Answer

**step1** Understanding the problem

The problem asks us to combine two algebraic fractions into a single fraction and express the result in its simplest form. The given expression is $$\dfrac {x+1}{2x-3}-\dfrac {2x}{x+2}$$. This involves performing subtraction of algebraic fractions, which requires finding a common denominator, combining numerators, and simplifying the resulting expression.

**step2** Identifying the common denominator

To subtract fractions, they must have a common denominator. The denominators of the given fractions are $$(2x-3)$$ and $$(x+2)$$. Since these are distinct algebraic expressions with no common factors, their least common multiple (LCM) is simply their product.
The common denominator is $$(2x-3)(x+2)$$.

**step3** Rewriting the fractions with the common denominator

Now, we rewrite each fraction so that it has the common denominator:
For the first fraction, $$\dfrac {x+1}{2x-3}$$, we multiply its numerator and denominator by $$(x+2)$$:
$$\dfrac {x+1}{2x-3} \times \dfrac {x+2}{x+2} = \dfrac {(x+1)(x+2)}{(2x-3)(x+2)}$$
For the second fraction, $$\dfrac {2x}{x+2}$$, we multiply its numerator and denominator by $$(2x-3)$$:
$$\dfrac {2x}{x+2} \times \dfrac {2x-3}{2x-3} = \dfrac {2x(2x-3)}{(x+2)(2x-3)}$$
Note that $$(x+2)(2x-3)$$ is the same as $$(2x-3)(x+2)$$.

**step4** Combining the numerators

With both fractions now having the same common denominator, we can combine their numerators:
$$\dfrac {(x+1)(x+2)}{(2x-3)(x+2)} - \dfrac {2x(2x-3)}{(2x-3)(x+2)}$$
$$= \dfrac {(x+1)(x+2) - 2x(2x-3)}{(2x-3)(x+2)}$$
This is the single fraction before simplifying the numerator and denominator.
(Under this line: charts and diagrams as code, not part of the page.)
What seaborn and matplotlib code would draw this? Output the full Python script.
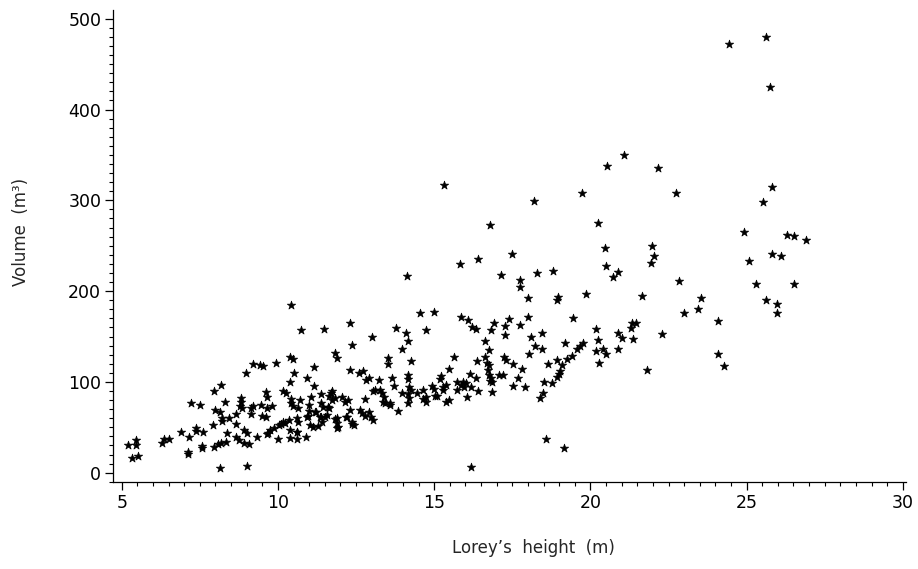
import numpy as np
import pandas as pd
import matplotlib
matplotlib.use("Agg")
import matplotlib.pyplot as plt
from matplotlib.ticker import MultipleLocator
import seaborn as sns

# Lorey's height (m) and stand volume (m3)
height = [
    5.21, 5.46, 5.46, 5.34, 5.51, 6.28, 6.36, 6.51, 6.89, 7.16, 7.12, 7.12,
    7.21, 7.50, 7.37, 7.39, 7.61, 7.56, 7.58, 7.91, 7.96, 8.17, 8.00, 8.30,
    8.13, 8.21, 8.21, 8.43, 8.65, 8.65, 8.37, 7.95, 8.08, 8.19, 8.34, 8.15,
    8.65, 8.74, 8.82, 8.82, 8.79, 8.84, 8.97, 8.91, 9.00, 8.91, 9.08, 9.00,
    9.14, 9.19, 9.13, 9.21, 9.43, 9.53, 9.34, 9.46, 9.61, 9.64, 9.65, 9.62,
    9.48, 9.64, 9.69, 9.80, 9.93, 9.87, 9.75, 9.99, 10.04, 10.10, 10.16, 10.23,
    10.15, 10.25, 10.38, 10.42, 10.38, 10.49, 10.35, 10.42, 10.42, 10.48, 10.38, 10.38,
    10.50, 10.60, 10.63, 10.70, 10.60, 10.60, 10.62, 10.65, 10.74, 10.89, 10.94, 10.96,
    11.00, 11.00, 11.05, 11.15, 11.15, 11.20, 11.29, 11.37, 11.40, 11.37, 11.47, 11.50,
    11.64, 11.69, 11.74, 11.72, 11.83, 11.90, 11.90, 11.90, 11.83, 12.06, 12.15, 12.22,
    12.30, 12.30, 11.38, 11.45, 11.61, 11.56, 11.89, 11.93, 11.03, 11.13, 11.83, 11.64,
    10.92, 11.22, 11.35,
    12.25, 12.36, 12.60, 12.71, 12.82, 12.92, 12.79, 12.30, 12.18, 12.38, 12.43, 12.37,
    12.63, 12.68, 12.79, 12.92, 12.97, 13.03, 13.00, 13.05, 13.24, 13.10, 13.27, 13.33,
    13.38, 13.36, 13.44, 13.57, 13.60, 13.53, 13.53, 13.78, 13.64, 13.71, 13.85, 13.96,
    14.09, 14.17, 13.96, 14.25, 14.14, 14.17, 14.17, 14.20, 14.17, 14.20, 14.17, 14.25,
    14.53, 14.74, 15.00, 14.46, 14.65, 14.74, 14.74, 14.65, 14.92, 15.01, 15.10, 15.22,
    15.17, 15.28, 15.38, 15.38, 15.48, 15.27, 15.47, 15.63, 15.72, 15.72, 15.83, 15.85,
    16.09, 16.20, 16.34, 15.85, 15.91, 15.96, 16.01, 16.04, 16.15, 16.17, 16.18, 16.34,
    16.39, 16.40, 16.38, 16.63, 16.75, 16.63, 16.69, 16.74, 16.72, 16.77, 16.82, 16.85,
    16.78, 16.84, 16.92, 16.83, 17.14, 17.08, 17.20, 17.27, 17.27, 17.24, 17.30, 17.39,
    17.50, 17.51, 17.51, 17.69, 17.75, 17.75, 17.75, 17.80, 17.90, 17.99, 17.99, 18.04,
    18.10, 18.23, 18.28, 18.39, 18.47, 18.51, 18.44, 18.46, 18.58, 18.65, 18.78, 18.81,
    18.94, 18.94, 18.95, 18.94, 19.00, 19.04, 19.10, 19.16, 19.20, 19.24, 19.40, 19.45,
    19.56, 19.67, 19.77, 19.86, 15.30, 16.78, 18.20, 19.74, 15.00,
    24.44, 25.61, 25.75, 21.07, 20.52, 22.17, 22.74, 25.80, 25.53, 20.25, 24.91, 26.30,
    26.52, 26.90, 20.48, 21.96, 22.03, 21.93, 20.49, 20.87, 20.71, 25.80, 26.09, 25.08,
    21.66, 22.82, 25.31, 26.53, 23.55, 23.43, 22.98, 25.61, 25.97, 25.97, 24.07, 20.19,
    20.23, 20.19, 20.27, 20.89, 21.00, 20.87, 20.41, 20.50, 21.29, 21.46, 21.32, 21.35,
    21.82, 22.30, 24.09, 24.28,
]
volume = [
    31.0, 36.0, 31.0, 16.5, 18.4, 33.0, 37.5, 37.0, 44.8, 39.3, 22.4, 20.2,
    77.0, 74.6, 49.6, 46.5, 44.8, 26.9, 29.0, 52.5, 90.3, 96.6, 69.0, 78.2,
    67.0, 60.0, 57.5, 60.6, 64.3, 53.5, 43.4, 28.6, 31.6, 33.0, 34.1, 5.5,
    39.7, 36.0, 82.6, 78.0, 73.5, 71.0, 110.0, 47.0, 44.0, 33.0, 31.6, 7.7,
    71.0, 73.5, 64.9, 119.4, 118.6, 117.5, 39.7, 74.6, 89.2, 83.7, 71.6, 61.0,
    62.0, 42.6, 44.0, 73.4, 120.8, 48.9, 47.0, 37.0, 52.5, 53.5, 56.0, 55.0,
    90.3, 87.5, 100.2, 184.7, 127.8, 125.3, 58.4, 80.8, 77.0, 73.5, 47.0, 37.9,
    110.1, 60.2, 71.0, 79.7, 45.2, 36.7, 44.5, 56.0, 157.0, 39.0, 104.0, 62.0,
    68.0, 74.6, 83.7, 116.8, 95.5, 67.0, 51.4, 61.0, 56.2, 86.5, 158.0, 61.6,
    71.0, 87.4, 90.0, 79.7, 131.5, 126.0, 55.0, 49.0, 58.7, 83.7, 78.0, 61.6,
    165.0, 113.5, 76.4, 72.7, 72.7, 63.5, 60.2, 50.3, 52.5, 50.7, 82.0, 85.0,
    61.7, 67.2, 61.7,
    80.0, 140.6, 109.4, 112.3, 102.0, 104.6, 81.2, 69.0, 61.6, 55.8, 52.5, 54.0,
    69.0, 65.4, 62.8, 66.5, 61.6, 58.0, 149.8, 90.3, 102.0, 91.0, 91.0, 87.5,
    83.8, 78.3, 76.5, 74.6, 77.0, 126.0, 119.3, 159.7, 104.0, 95.5, 68.0, 88.0,
    153.5, 145.0, 136.0, 123.0, 216.6, 107.6, 102.8, 94.5, 86.5, 81.8, 77.0, 91.0,
    176.0, 157.0, 177.0, 87.4, 91.0, 83.7, 78.3, 81.7, 95.5, 84.0, 84.0, 106.5,
    103.3, 94.5, 97.0, 77.5, 80.0, 91.0, 114.2, 127.8, 100.2, 91.0, 229.5, 171.0,
    168.2, 160.0, 158.3, 96.6, 99.5, 94.5, 99.0, 83.7, 108.7, 94.5, 6.6, 104.0,
    235.0, 89.6, 123.0, 145.4, 135.0, 127.3, 121.0, 118.4, 113.0, 107.6, 104.0, 100.2,
    100.9, 89.2, 164.5, 157.0, 217.7, 107.6, 107.6, 161.6, 152.0, 127.0, 124.0, 169.0,
    240.8, 119.4, 95.5, 104.6, 212.0, 205.0, 162.7, 113.9, 94.7, 192.0, 171.8, 130.7,
    149.8, 139.5, 219.6, 82.6, 88.0, 100.2, 153.5, 136.2, 36.8, 119.4, 98.5, 222.5,
    124.0, 190.0, 194.0, 105.5, 109.0, 112.0, 118.4, 27.5, 142.5, 124.9, 128.5, 170.0,
    136.0, 139.5, 142.5, 196.5, 317.0, 272.8, 299.5, 307.7, 91.7,
    472.5, 479.8, 425.0, 349.5, 337.8, 335.6, 308.4, 314.3, 298.0, 275.3, 265.4, 261.8,
    261.0, 256.3, 247.1, 250.0, 238.7, 230.6, 228.0, 221.4, 215.5, 241.2, 239.0, 233.2,
    194.6, 211.1, 208.2, 208.2, 192.7, 180.3, 175.9, 190.2, 185.5, 176.2, 167.4, 158.3,
    145.8, 134.0, 120.8, 154.2, 148.0, 135.9, 136.2, 130.7, 159.0, 164.5, 164.5, 146.9,
    113.1, 152.4, 130.7, 117.2,
]

x_ticks = [5, 10, 15, 20, 25, 30]
y_ticks = [0, 100, 200, 300, 400, 500]

df = pd.DataFrame({"height": height, "volume": volume})

sns.set_style("ticks")
plt.rcParams["font.family"] = ["DejaVu Sans"]

fig = plt.figure(figsize=(9.18, 5.69), dpi=100)
ax = fig.add_axes([0.1231, 0.1529, 0.8638, 0.8295])

sns.scatterplot(data=df, x="height", y="volume", marker="*", s=40,
                color="black", edgecolor="black", linewidth=0.5, ax=ax)

ax.set_xlim(4.72, 30.1)
ax.set_ylim(-10.2, 509.6)
ax.set_xticks(x_ticks)
ax.set_yticks(y_ticks)
ax.xaxis.set_minor_locator(MultipleLocator(0.5))
ax.yaxis.set_minor_locator(MultipleLocator(10))
ax.tick_params(which="major", length=6, width=0.9, color="black",
               labelsize=12.5, pad=2.5, labelcolor="black")
ax.tick_params(which="minor", length=3, width=0.8, color="black")

sns.despine(ax=ax)
for side in ["left", "bottom"]:
    ax.spines[side].set_color("black")
    ax.spines[side].set_linewidth(0.9)

ax.set_xlabel("Lorey\u2019s  height  (m)", fontsize=12)
ax.set_ylabel("Volume  (m\u00b3)", fontsize=12)
ax.xaxis.set_label_coords(0.53, -0.12)
ax.yaxis.set_label_coords(-0.105, 0.53)

fig.savefig("out.png", dpi=100, facecolor="white")
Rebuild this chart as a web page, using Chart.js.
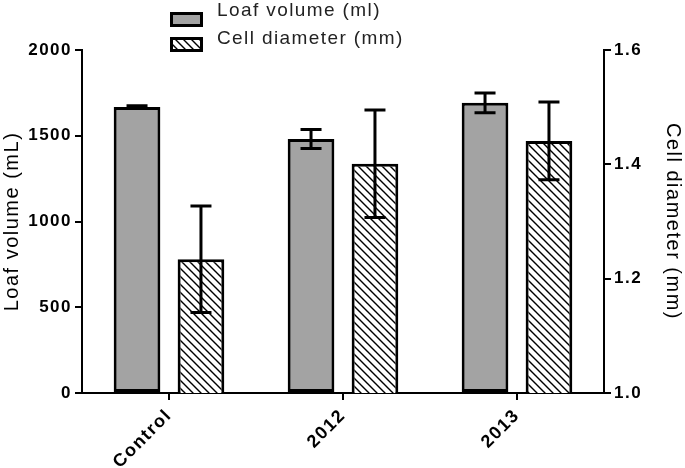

**step5** Expanding and simplifying the numerator

Next, we expand the products in the numerator and combine like terms.
First part of the numerator:
$$(x+1)(x+2) = x \times x + x \times 2 + 1 \times x + 1 \times 2$$
$$= x^2 + 2x + x + 2$$
$$= x^2 + 3x + 2$$
Second part of the numerator:
$$2x(2x-3) = 2x \times 2x - 2x \times 3$$
$$= 4x^2 - 6x$$
Now, substitute these expanded forms back into the numerator expression and simplify:
Numerator $$= (x^2 + 3x + 2) - (4x^2 - 6x)$$
Distribute the negative sign to the terms inside the second parenthesis:
Numerator $$= x^2 + 3x + 2 - 4x^2 + 6x$$
Combine the like terms ($$x^2$$ terms, $$x$$ terms, and constant terms):
Numerator $$= (x^2 - 4x^2) + (3x + 6x) + 2$$
Numerator $$= -3x^2 + 9x + 2$$

**step6** Expanding the denominator

We also expand the common denominator to express it as a quadratic polynomial:
$$(2x-3)(x+2) = 2x \times x + 2x \times 2 - 3 \times x - 3 \times 2$$
$$= 2x^2 + 4x - 3x - 6$$
$$= 2x^2 + x - 6$$

**step7** Forming the single fraction and checking for simplification

Putting the simplified numerator over the expanded denominator, the single fraction is:
$$\dfrac {-3x^2 + 9x + 2}{2x^2 + x - 6}$$
To ensure the fraction is in its simplest form, we check if the numerator and denominator share any common factors.
The denominator $$2x^2 + x - 6$$ can be factored back into its original terms: $$(2x-3)(x+2)$$.
For the numerator $$-3x^2 + 9x + 2$$, we can try to factor it or examine its discriminant. The discriminant ($$b^2-4ac$$) is $$(9)^2 - 4(-3)(2) = 81 + 24 = 105$$. Since 105 is not a perfect square, the quadratic numerator does not factor into linear terms with rational coefficients. Therefore, it does not share common factors with the denominator like $$(2x-3)$$ or $$(x+2)$$.
Thus, the fraction is in its simplest form.